WHAT YOU SHOULD DO —
Nothing outside the range is to be copied. From the entries below, reproduce exactly the lines starting at the one with "Output the Python" and ending at the one with "grid_levels = [10, 20, 30, 40, 50, 60, 70, 80]", without pictures.

RECORDS FOR THIS TASK —

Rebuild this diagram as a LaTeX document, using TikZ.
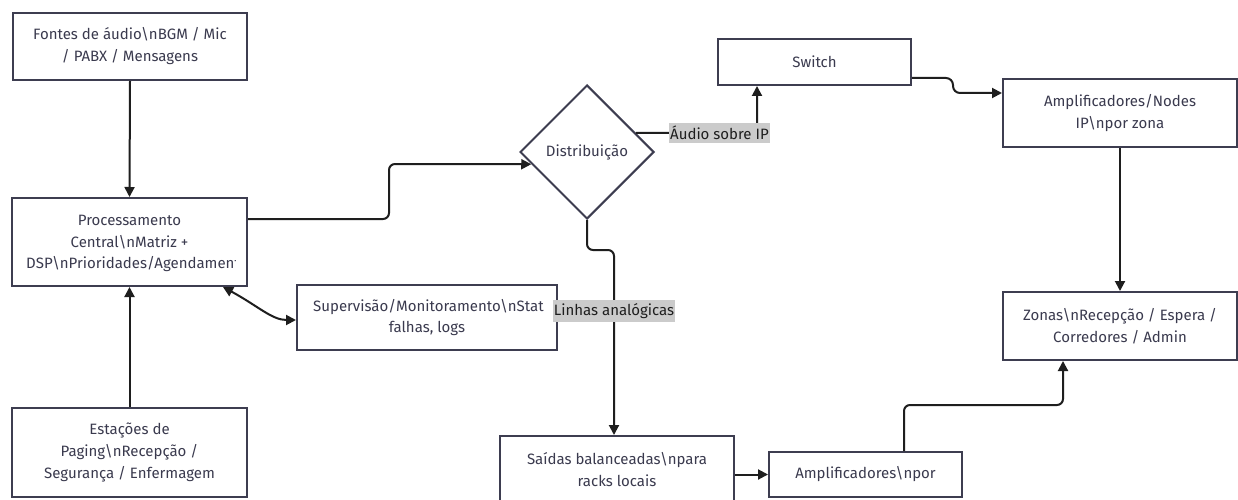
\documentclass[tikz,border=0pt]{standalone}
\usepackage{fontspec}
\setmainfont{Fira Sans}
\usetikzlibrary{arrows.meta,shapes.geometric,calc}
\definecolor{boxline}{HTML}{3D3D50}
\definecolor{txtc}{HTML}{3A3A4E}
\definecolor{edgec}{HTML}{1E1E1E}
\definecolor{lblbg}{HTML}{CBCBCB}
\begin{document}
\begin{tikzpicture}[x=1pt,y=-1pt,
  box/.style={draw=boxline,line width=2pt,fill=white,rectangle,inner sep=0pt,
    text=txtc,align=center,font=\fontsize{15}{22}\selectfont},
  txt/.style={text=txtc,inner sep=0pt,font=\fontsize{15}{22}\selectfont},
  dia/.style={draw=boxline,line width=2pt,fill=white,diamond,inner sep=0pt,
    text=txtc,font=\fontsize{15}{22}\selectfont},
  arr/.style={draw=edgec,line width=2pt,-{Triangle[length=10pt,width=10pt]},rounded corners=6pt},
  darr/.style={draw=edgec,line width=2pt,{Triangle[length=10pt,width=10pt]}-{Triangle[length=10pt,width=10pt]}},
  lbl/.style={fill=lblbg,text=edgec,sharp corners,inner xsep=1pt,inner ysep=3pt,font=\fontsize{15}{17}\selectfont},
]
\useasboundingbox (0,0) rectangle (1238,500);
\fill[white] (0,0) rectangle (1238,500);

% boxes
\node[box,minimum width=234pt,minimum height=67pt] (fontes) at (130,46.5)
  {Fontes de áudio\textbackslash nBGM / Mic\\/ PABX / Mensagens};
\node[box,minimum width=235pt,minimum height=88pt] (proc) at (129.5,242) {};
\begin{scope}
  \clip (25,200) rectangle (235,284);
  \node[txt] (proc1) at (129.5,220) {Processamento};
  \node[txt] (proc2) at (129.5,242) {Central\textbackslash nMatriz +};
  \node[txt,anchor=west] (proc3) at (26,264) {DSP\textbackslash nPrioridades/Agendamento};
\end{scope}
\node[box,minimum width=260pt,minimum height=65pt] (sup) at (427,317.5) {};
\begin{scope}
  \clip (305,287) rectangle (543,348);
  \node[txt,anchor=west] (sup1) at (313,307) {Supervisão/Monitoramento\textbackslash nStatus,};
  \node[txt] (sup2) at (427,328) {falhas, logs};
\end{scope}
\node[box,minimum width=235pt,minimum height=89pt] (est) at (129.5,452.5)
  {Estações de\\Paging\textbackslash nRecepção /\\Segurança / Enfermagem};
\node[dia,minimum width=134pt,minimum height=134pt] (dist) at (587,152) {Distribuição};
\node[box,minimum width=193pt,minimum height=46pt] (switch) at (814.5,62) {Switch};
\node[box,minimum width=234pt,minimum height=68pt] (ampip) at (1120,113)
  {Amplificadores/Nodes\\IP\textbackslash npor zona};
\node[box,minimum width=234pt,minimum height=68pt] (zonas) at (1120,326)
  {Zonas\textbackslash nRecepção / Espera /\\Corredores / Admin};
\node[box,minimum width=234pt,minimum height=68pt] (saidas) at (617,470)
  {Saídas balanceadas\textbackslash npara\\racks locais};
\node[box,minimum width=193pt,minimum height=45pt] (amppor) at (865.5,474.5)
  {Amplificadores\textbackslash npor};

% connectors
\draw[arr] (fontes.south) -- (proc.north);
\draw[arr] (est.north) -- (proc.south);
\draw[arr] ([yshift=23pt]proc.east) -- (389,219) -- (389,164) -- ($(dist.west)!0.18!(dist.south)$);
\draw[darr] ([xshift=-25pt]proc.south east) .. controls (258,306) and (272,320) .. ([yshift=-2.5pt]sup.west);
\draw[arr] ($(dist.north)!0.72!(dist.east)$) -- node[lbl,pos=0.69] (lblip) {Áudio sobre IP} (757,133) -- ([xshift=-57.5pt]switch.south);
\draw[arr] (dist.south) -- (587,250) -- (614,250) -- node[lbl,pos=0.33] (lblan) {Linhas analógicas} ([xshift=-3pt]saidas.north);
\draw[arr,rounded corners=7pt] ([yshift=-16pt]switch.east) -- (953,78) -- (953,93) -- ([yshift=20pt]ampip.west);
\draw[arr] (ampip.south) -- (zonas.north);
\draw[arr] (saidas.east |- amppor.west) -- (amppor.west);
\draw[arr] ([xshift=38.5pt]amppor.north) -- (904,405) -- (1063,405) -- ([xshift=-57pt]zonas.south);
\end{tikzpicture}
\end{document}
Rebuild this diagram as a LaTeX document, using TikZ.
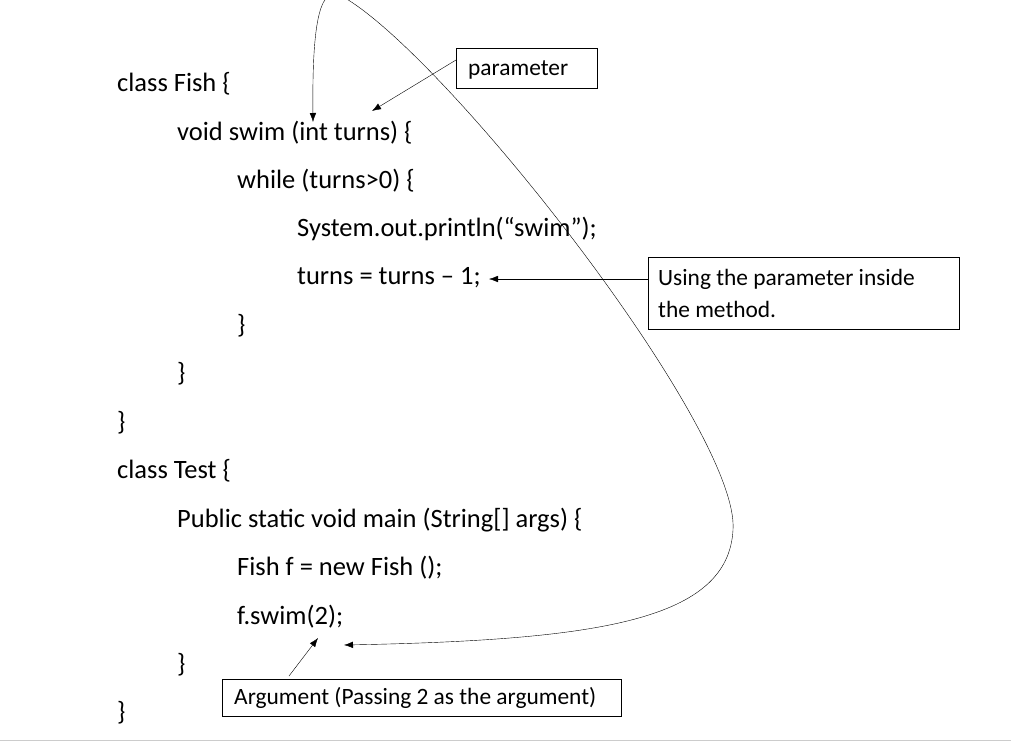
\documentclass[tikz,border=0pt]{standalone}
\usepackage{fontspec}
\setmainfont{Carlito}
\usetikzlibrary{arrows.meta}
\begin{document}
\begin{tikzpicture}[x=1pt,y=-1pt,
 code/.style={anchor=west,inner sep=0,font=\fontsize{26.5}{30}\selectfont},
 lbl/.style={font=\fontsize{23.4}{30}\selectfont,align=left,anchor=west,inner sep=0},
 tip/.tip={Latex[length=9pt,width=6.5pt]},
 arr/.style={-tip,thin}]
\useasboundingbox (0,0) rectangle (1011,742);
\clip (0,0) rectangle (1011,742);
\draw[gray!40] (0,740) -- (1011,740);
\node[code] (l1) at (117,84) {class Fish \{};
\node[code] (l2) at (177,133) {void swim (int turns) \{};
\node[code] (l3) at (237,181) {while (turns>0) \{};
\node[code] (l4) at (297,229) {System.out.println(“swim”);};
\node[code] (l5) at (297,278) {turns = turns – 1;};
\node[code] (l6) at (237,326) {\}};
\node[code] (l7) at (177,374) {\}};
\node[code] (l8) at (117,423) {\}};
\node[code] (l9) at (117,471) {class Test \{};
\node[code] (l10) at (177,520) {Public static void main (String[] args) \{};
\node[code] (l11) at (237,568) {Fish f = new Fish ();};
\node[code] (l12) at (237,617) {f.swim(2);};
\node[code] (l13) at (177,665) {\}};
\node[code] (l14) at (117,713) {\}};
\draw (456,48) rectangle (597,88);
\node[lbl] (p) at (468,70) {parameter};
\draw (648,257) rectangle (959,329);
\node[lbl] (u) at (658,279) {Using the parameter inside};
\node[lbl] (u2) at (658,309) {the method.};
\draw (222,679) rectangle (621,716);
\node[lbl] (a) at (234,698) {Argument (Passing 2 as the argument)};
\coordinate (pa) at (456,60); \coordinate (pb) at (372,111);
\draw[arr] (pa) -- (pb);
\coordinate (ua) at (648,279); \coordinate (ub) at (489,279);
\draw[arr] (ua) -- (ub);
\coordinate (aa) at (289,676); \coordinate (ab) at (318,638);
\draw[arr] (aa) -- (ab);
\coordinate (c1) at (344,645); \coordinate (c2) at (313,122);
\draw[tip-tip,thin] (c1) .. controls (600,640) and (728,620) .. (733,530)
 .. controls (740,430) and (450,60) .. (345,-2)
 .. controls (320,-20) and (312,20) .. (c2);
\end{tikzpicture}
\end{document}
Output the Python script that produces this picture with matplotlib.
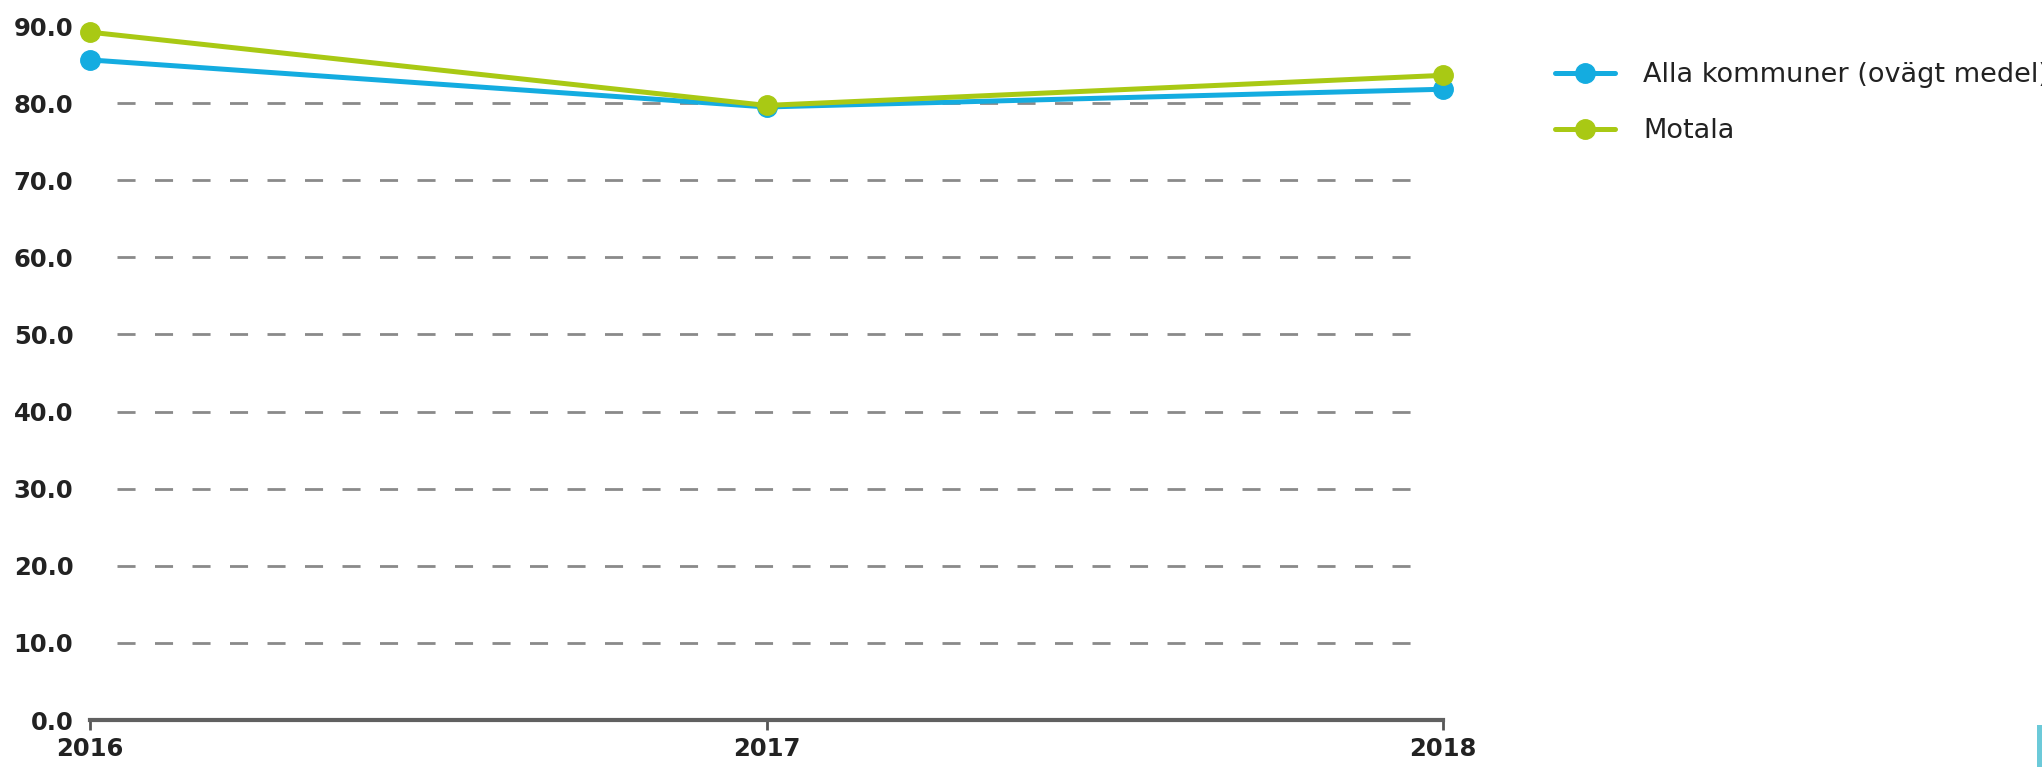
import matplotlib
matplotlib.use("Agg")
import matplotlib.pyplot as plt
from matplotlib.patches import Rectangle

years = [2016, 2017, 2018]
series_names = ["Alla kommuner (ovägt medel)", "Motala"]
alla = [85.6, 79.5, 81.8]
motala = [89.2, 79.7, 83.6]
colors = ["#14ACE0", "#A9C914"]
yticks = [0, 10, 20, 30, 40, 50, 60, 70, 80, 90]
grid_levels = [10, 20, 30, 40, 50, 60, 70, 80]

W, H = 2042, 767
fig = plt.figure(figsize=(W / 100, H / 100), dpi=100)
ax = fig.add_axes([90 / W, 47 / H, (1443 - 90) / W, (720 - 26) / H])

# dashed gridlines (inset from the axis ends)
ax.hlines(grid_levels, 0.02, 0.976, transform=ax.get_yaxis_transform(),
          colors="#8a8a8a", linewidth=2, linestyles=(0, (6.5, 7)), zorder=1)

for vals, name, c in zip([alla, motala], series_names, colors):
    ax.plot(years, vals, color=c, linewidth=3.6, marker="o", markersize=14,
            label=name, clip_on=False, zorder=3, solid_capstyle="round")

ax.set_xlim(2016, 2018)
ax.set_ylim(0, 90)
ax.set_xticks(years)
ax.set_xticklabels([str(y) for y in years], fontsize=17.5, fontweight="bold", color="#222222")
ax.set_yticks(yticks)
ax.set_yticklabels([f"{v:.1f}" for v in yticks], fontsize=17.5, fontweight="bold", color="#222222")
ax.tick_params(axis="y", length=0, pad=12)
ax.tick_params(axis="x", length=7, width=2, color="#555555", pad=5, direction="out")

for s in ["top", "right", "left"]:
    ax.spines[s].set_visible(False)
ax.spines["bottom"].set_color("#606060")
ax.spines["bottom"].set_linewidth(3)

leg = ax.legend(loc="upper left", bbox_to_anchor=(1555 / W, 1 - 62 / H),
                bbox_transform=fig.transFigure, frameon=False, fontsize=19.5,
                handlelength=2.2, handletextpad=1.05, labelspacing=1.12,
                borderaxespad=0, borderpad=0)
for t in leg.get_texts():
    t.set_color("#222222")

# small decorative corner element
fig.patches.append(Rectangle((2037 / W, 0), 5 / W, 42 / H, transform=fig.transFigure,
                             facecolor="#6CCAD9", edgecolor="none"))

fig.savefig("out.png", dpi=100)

FULL OUTPUT —
Output the Python script that produces this picture with matplotlib.
import matplotlib
matplotlib.use("Agg")
import matplotlib.pyplot as plt
from matplotlib.patches import Rectangle

years = [2016, 2017, 2018]
series_names = ["Alla kommuner (ovägt medel)", "Motala"]
alla = [85.6, 79.5, 81.8]
motala = [89.2, 79.7, 83.6]
colors = ["#14ACE0", "#A9C914"]
yticks = [0, 10, 20, 30, 40, 50, 60, 70, 80, 90]
grid_levels = [10, 20, 30, 40, 50, 60, 70, 80]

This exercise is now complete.